Question

In Exercises $$9-14$$, is the triangle with sides of the given lengths a right triangle? 3 yd, 7 yd, $$\sqrt{58}$$ yd

Answer

**step1** Understanding the problem

We are given the lengths of the three sides of a triangle: 3 yards, 7 yards, and $$\sqrt{58}$$ yards. We need to determine if this triangle is a right triangle.

**step2** Recalling the property of right triangles

A triangle is a right triangle if the square of the length of its longest side is equal to the sum of the squares of the lengths of the other two sides. This important property is known as the Pythagorean theorem.

**step3** Identifying the longest side

To find the longest side, we will calculate the square of each side's length.
The first side has a length of 3 yards. The square of this length is $$3 \times 3 = 9$$.
The second side has a length of 7 yards. The square of this length is $$7 \times 7 = 49$$.
The third side has a length of $$\sqrt{58}$$ yards. The square of this length is $$\sqrt{58} \times \sqrt{58} = 58$$.
By comparing the squared values (9, 49, and 58), we can see that 58 is the largest value.

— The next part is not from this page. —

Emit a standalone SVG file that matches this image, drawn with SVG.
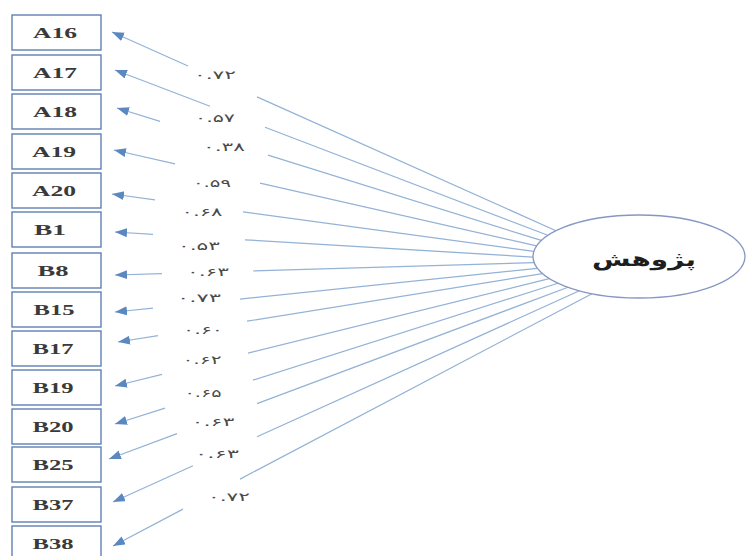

Therefore, the longest side of the triangle is $$\sqrt{58}$$ yards.

**step4** Checking the Pythagorean theorem

Now, we will check if the sum of the squares of the two shorter sides is equal to the square of the longest side.
The two shorter sides are 3 yards and 7 yards.
The sum of their squares is calculated as:
$$3^2 + 7^2 = (3 \times 3) + (7 \times 7) = 9 + 49 = 58$$.
The square of the longest side is $$(\sqrt{58})^2 = 58$$.
Since the sum of the squares of the two shorter sides (58) is equal to the square of the longest side (58), the triangle satisfies the condition of the Pythagorean theorem.

**step5** Conclusion

Because the lengths of the sides (3 yd, 7 yd, and $$\sqrt{58}$$ yd) satisfy the Pythagorean theorem, the triangle is indeed a right triangle.